If crazy people can separate from their thoughts, perhaps the rest of us can, too. How much difference is there between the disordered impulses of OCD and the painful, repetitive thoughts many of us carry that make us scared, angry or sad? According to Byron Katie, it’s not the thoughts themselves that hurt us. It’s the fact that we believe them.
Katie, author of “Loving What Is” teaches people not to attach to their thoughts. “Thoughts just appear,” she says. “They come out of nothing and go back to nothing, like clouds moving across the empty sky. There is no harm in them until we attach to them as if they were true. I have never experienced a stressful feeling that wasn’t caused by attaching to an untrue thought.”
I would add that many of our deepest thoughts come from things we heard, experienced or learned as children. We may have misunderstood them in the first place, but they have controlled our lives ever since. They may have become core beliefs, so deep that we aren’t even aware of them. By looking at our thoughts from a distance, by questioning them, we can change the way we see the world.

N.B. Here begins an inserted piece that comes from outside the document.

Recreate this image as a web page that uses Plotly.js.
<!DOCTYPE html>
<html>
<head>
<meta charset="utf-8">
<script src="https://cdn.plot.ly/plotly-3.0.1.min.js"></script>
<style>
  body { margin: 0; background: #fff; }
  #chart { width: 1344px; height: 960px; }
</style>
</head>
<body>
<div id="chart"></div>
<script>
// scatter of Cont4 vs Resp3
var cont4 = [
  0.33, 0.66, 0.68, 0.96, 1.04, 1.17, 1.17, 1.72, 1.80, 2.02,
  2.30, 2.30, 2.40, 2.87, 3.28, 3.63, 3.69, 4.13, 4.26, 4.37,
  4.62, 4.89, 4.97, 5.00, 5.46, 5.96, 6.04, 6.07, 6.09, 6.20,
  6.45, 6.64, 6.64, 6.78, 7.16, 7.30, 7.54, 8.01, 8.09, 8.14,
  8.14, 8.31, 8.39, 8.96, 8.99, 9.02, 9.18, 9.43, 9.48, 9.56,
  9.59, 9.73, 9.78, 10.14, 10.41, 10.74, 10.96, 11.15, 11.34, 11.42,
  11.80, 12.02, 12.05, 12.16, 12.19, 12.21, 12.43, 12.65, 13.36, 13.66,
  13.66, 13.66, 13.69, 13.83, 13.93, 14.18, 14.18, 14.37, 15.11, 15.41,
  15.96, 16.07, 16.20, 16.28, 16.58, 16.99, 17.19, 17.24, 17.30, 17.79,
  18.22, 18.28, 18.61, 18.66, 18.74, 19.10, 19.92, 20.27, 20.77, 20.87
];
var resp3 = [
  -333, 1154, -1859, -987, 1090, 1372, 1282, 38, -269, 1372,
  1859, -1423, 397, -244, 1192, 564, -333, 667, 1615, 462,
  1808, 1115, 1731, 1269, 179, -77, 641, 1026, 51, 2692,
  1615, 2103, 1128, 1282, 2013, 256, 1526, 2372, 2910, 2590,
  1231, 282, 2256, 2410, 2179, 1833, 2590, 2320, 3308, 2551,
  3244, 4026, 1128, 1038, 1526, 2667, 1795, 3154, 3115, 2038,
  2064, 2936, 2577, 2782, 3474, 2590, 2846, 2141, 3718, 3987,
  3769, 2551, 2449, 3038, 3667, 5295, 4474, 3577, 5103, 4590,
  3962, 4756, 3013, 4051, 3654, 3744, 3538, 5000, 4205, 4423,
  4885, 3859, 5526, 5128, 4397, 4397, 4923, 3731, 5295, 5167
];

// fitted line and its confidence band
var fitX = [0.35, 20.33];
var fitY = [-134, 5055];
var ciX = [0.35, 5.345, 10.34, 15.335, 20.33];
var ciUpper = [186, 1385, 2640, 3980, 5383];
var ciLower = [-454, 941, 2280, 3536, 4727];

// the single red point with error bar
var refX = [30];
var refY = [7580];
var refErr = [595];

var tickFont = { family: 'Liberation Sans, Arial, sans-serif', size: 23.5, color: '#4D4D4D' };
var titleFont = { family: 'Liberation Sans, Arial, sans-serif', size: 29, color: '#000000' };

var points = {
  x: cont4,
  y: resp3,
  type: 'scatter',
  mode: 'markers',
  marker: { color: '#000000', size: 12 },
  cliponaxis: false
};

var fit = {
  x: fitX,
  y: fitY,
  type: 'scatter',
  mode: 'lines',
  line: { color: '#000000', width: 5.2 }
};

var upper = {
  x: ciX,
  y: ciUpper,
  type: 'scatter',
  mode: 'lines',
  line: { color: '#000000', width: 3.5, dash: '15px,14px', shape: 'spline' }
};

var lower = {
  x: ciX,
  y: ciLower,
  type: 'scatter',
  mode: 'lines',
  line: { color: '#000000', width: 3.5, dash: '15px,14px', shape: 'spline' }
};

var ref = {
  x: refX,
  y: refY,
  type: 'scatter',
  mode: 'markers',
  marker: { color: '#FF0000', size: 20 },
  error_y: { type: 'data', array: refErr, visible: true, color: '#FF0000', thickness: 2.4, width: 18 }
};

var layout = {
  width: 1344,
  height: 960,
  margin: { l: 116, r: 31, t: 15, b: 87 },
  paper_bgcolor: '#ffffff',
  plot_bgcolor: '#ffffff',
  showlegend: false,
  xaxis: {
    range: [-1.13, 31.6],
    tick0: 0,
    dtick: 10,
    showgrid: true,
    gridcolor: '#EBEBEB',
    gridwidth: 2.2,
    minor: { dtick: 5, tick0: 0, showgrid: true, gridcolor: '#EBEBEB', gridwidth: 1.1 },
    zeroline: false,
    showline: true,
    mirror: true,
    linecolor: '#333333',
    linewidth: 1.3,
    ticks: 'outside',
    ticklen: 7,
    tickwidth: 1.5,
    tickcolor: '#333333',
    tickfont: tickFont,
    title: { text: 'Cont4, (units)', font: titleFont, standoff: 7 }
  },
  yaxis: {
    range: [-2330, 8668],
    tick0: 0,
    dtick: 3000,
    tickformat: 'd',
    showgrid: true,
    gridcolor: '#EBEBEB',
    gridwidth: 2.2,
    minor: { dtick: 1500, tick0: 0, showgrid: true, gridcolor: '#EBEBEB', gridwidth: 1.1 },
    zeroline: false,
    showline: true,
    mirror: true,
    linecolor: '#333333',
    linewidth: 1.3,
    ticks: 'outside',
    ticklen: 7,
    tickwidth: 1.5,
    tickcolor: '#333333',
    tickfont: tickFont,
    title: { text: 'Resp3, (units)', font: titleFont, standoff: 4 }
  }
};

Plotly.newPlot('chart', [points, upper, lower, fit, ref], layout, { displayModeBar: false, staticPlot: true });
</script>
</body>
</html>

When I watch Katie work, or read transcripts, the rapid healing people achieve amazes me. In one tape, she talks with a man whose wife has left him and his daughter, to live in Europe with an old flame. He sounds angry, but he looks scared and sad. He makes statements like, “My wife doesn’t accept me for who I am,” and “My wife should see how thoughtful and loving I am.” He worries that his daughter will be traumatized for life. His shoulders are sagging; he often breaks into tears.
For each statement he makes, Katie asks him, “Is this really true? Think about it. Can you know that she doesn’t accept you?” Can you absolutely know that your daughter will be wounded by this? In most cases, the husband has to admit that he doesn’t really know. His daughter appears to be skating through Mom’s absence, actually spending more time with Dad, which they both like.
Katie’s next question is usually “How do you react when you think this thought? Physically, emotionally, what do you do when you think this thought? How do you feel?” This husband, like most of Katie’s clients, admits that he feels terrible with whatever thought they’re talking about. Then she asks, “Who would you be without this thought?” And the answer is usually, “I would be happier.” “I would be strong.” “I would be more loving,” or something like that.
Then she asks clients to “turn the thought around.” There are several possible turnarounds – in this case the husband changed “She doesn’t accept me as I am,” to “I don’t accept me as I am,” and also “I don’t accept her as she is.” He turned “My wife should see how thoughtful and loving I am” to “I should see how thoughtful and loving I am.” And then (after a pause and some tears) “I should see how thoughtful and loving she is.” By the end of the session, he is feeling love for his wife and way more confidence in himself. His posture has improved and he is even laughing at his now disbelieved thoughts.
Katie says you can’t really stop thoughts or control them. What you can do is question them. “I don’t let go of my thoughts,” she says. “I meet them with understanding. Then they let go of me.”
I was totally with Katie up to this point. But she also believes that everything in the world is good. Her philosophy goes back to 18th Century “Optimists” like Liebniz, who said “This is the best of all possible worlds.” There may be some problems, but if God removed those, it would create others that are worse.
Katie goes much farther, though – this is not just the best possible world, but a perfect world. “Everything that is, is right,” as English Optimist and poet Alexander Pope wrote. I can’t believe that, or more accurately, I don’t want to believe it. Torture exists, but it is not right. Destroying countries with radioactive bombs, pouring oil into the Gulf of Mexico, things like that can’t be good, in my opinion. But Katie certainly seems to believe it’s all good. And watching and listening to her, it seems that she lives in heaven. The streets where she walks, and the whole world are Paradise to her.
My friend Jane asked me, “Is [Katie] blissful, or just oblivious?” I couldn’t tell. Maybe it’s not important. She is happy; she is helping others. And this happiness might be available to nearly anyone who wants it. It won’t change the world, but it changes our perception of the world. Heaven may be just a thought away, so why are we waiting on the far shore? I’m not sure; perhaps you can help.
Even without total bliss, I have to admit that stepping back from my thoughts is making me happier. Other people notice it too. When I don’t attach to my own thoughts, it makes it easier to hear other people’s reality, and easier to connect with them. Sometimes it does feel like I’m walking (well, scooting) on the Way of Heaven. And sometimes it doesn’t. But the difference seems mainly in what I’m thinking at the time, and whether I believe it.